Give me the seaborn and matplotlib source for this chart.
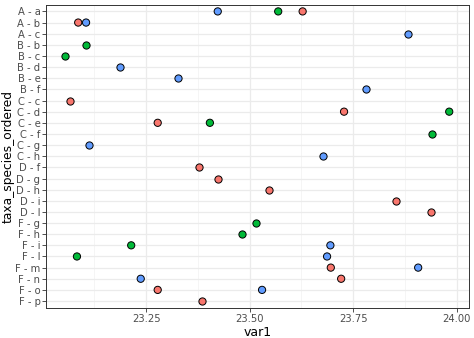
import matplotlib
matplotlib.use("Agg")
import matplotlib.pyplot as plt
import seaborn as sns
import pandas as pd
from matplotlib.ticker import MultipleLocator

categories = ["A - a", "A - b", "A - c", "B - b", "B - c", "B - d", "B - e", "B - f",
              "C - c", "C - d", "C - e", "C - f", "C - g", "C - h",
              "D - f", "D - g", "D - h", "D - i", "D - l",
              "F - g", "F - h", "F - i", "F - l", "F - m", "F - n", "F - o", "F - p"]

point_taxa = ["A - a", "A - a", "A - a", "A - b", "A - b", "A - c", "B - b", "B - c",
              "B - d", "B - e", "B - f", "C - c", "C - d", "C - d", "C - e", "C - e",
              "C - f", "C - g", "C - h", "D - f", "D - g", "D - h", "D - i", "D - l",
              "F - g", "F - h", "F - i", "F - i", "F - l", "F - l", "F - m", "F - m",
              "F - n", "F - n", "F - o", "F - o", "F - p"]
point_var1 = [23.423, 23.569, 23.628, 23.086, 23.105, 23.882, 23.105, 23.054,
              23.188, 23.326, 23.781, 23.067, 23.728, 23.982, 23.278, 23.404,
              23.940, 23.111, 23.677, 23.378, 23.424, 23.547, 23.853, 23.938,
              23.516, 23.481, 23.214, 23.695, 23.083, 23.687, 23.696, 23.907,
              23.237, 23.721, 23.278, 23.530, 23.386]
point_group = ["3", "2", "1", "1", "3", "3", "2", "2",
               "3", "3", "3", "1", "1", "2", "1", "2",
               "2", "3", "3", "1", "1", "1", "1", "1",
               "2", "2", "2", "3", "2", "3", "1", "3",
               "3", "1", "1", "3", "1"]

palette = {"1": "#F8766D", "2": "#00BA38", "3": "#619CFF"}

df = pd.DataFrame({"taxa_species_ordered": point_taxa, "var1": point_var1, "group": point_group})

fig = plt.figure(figsize=(4.74, 3.38), dpi=100)
ax = fig.add_axes([0.0977, 0.0896, 0.8911, 0.8964])

sns.stripplot(data=df, x="var1", y="taxa_species_ordered", hue="group", order=categories,
              palette=palette, jitter=False, dodge=False, size=5.2, linewidth=0.7,
              edgecolor="black", legend=False, ax=ax, zorder=3)

ax.set_xlim(23.009, 24.029)
ax.set_ylim(len(categories) - 1 + 0.6, -0.6)
ax.set_xticks([23.25, 23.5, 23.75, 24.0])
ax.set_xticklabels(["23.25", "23.50", "23.75", "24.00"])
ax.xaxis.set_minor_locator(MultipleLocator(0.125))
ax.set_axisbelow(True)
ax.grid(True, which="major", color="#EBEBEB", linewidth=0.9)
ax.grid(True, which="minor", axis="x", color="#F2F2F2", linewidth=0.5)
ax.tick_params(axis="both", which="major", labelsize=7.2, labelcolor="#4D4D4D",
               color="#333333", length=2.7, width=0.6, pad=1.5)
ax.tick_params(axis="x", which="minor", length=0)
for s in ax.spines.values():
    s.set_color("#333333")
    s.set_linewidth(0.7)
ax.set_xlabel("var1", fontsize=9, color="black", labelpad=2)
ax.set_ylabel("taxa_species_ordered", fontsize=8.8, color="black")
ax.yaxis.set_label_coords(-0.074, 0.5)

fig.savefig("out.png", dpi=100)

━━━━━━

**SET TASK**
Restate only the lines running from the start of the material above through the line containing "from matplotlib.ticker import MultipleLocator", ends included. No pictures.

**SOLUTION**
Give me the seaborn and matplotlib source for this chart.
import matplotlib
matplotlib.use("Agg")
import matplotlib.pyplot as plt
import seaborn as sns
import pandas as pd
from matplotlib.ticker import MultipleLocator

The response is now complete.